TASK INSTRUCTIONS: Work through the listing below and count the lines that hold "this". Answer with the number alone.

[Code that draws figures]
[Begin]

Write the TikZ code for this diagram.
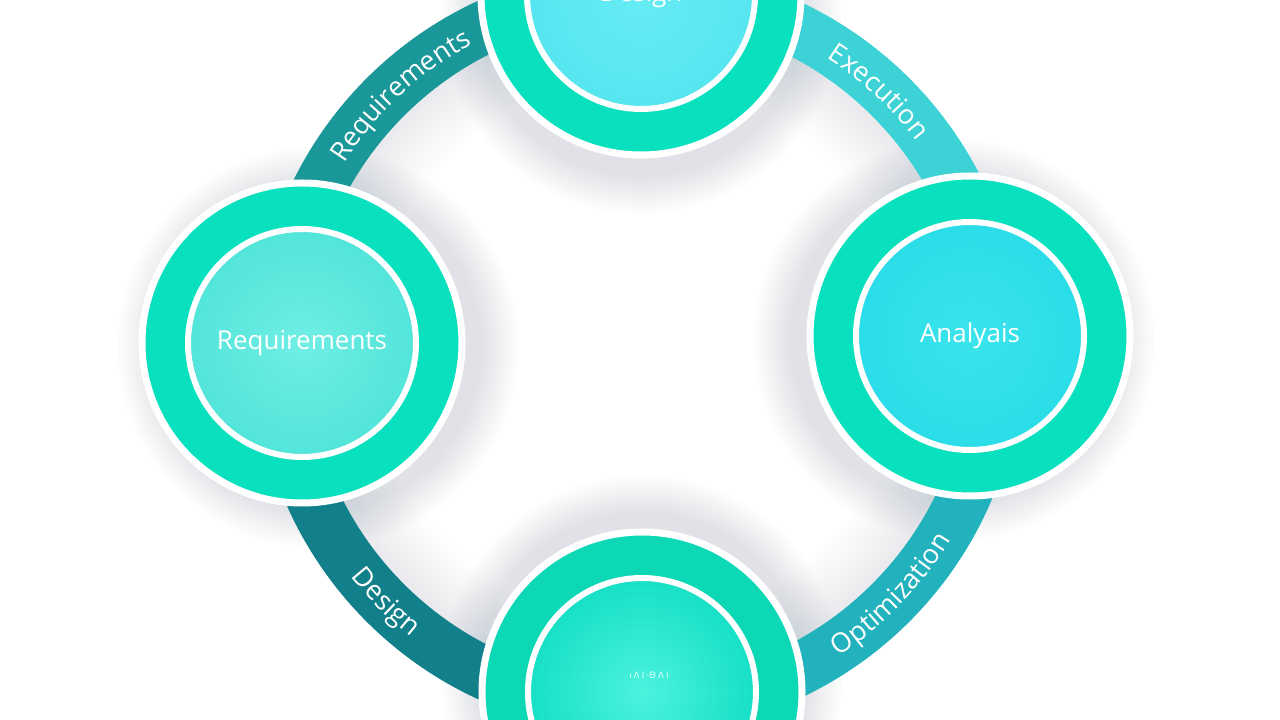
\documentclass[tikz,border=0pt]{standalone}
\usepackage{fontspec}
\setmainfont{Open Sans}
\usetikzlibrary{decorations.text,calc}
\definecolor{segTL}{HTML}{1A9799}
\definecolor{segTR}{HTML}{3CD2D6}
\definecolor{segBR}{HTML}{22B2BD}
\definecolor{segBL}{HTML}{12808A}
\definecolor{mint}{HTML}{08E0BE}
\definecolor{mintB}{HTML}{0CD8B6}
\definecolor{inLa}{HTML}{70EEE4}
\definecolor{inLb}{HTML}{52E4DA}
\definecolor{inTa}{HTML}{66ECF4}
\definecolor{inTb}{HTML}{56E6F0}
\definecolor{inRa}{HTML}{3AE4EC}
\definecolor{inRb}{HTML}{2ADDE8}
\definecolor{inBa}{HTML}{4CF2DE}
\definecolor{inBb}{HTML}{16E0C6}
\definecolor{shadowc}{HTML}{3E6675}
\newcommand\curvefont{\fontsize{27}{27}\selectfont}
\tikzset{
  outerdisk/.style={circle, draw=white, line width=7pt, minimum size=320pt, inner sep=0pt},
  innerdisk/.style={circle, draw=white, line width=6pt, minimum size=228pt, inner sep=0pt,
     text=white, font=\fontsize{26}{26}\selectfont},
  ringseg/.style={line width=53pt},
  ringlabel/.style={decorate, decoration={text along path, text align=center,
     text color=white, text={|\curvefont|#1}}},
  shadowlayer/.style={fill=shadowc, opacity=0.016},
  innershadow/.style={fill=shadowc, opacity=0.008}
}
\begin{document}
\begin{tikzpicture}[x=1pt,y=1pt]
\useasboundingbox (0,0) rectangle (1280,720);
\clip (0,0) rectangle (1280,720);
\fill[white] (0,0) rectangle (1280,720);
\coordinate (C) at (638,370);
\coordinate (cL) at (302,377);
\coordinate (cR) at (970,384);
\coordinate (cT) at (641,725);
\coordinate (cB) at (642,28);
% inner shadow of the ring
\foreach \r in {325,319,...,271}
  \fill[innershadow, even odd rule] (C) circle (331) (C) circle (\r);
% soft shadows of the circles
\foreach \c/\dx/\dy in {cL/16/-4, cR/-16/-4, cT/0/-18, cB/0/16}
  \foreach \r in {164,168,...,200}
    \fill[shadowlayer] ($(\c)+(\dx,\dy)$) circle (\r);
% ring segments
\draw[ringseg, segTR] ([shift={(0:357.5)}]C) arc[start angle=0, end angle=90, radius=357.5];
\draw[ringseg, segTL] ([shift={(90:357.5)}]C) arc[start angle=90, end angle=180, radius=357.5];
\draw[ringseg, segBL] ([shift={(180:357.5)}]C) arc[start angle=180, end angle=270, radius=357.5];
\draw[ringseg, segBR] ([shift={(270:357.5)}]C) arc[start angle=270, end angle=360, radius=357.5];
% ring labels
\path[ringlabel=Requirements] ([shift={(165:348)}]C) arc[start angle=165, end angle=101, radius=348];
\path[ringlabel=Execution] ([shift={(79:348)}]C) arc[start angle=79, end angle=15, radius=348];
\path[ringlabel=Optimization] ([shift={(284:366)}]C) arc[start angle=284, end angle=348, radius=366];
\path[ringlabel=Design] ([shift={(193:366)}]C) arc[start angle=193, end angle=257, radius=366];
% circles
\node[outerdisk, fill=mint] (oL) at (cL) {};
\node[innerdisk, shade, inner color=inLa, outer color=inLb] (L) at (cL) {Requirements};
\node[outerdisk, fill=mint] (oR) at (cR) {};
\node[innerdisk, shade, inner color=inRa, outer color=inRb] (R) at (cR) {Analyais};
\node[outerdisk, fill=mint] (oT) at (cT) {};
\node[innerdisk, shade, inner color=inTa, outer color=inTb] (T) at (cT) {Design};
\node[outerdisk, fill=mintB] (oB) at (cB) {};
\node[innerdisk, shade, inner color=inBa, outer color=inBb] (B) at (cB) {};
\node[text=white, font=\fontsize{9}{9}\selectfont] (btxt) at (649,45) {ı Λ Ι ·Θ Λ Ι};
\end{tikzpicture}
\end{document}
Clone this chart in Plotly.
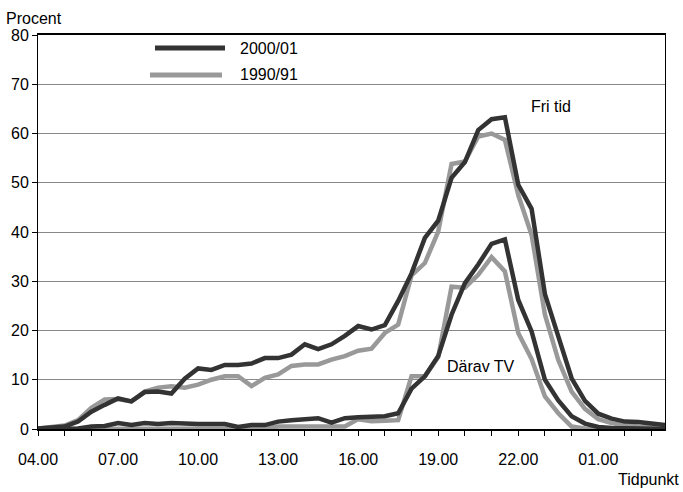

[End]

PROBLEM SOLUTION: 2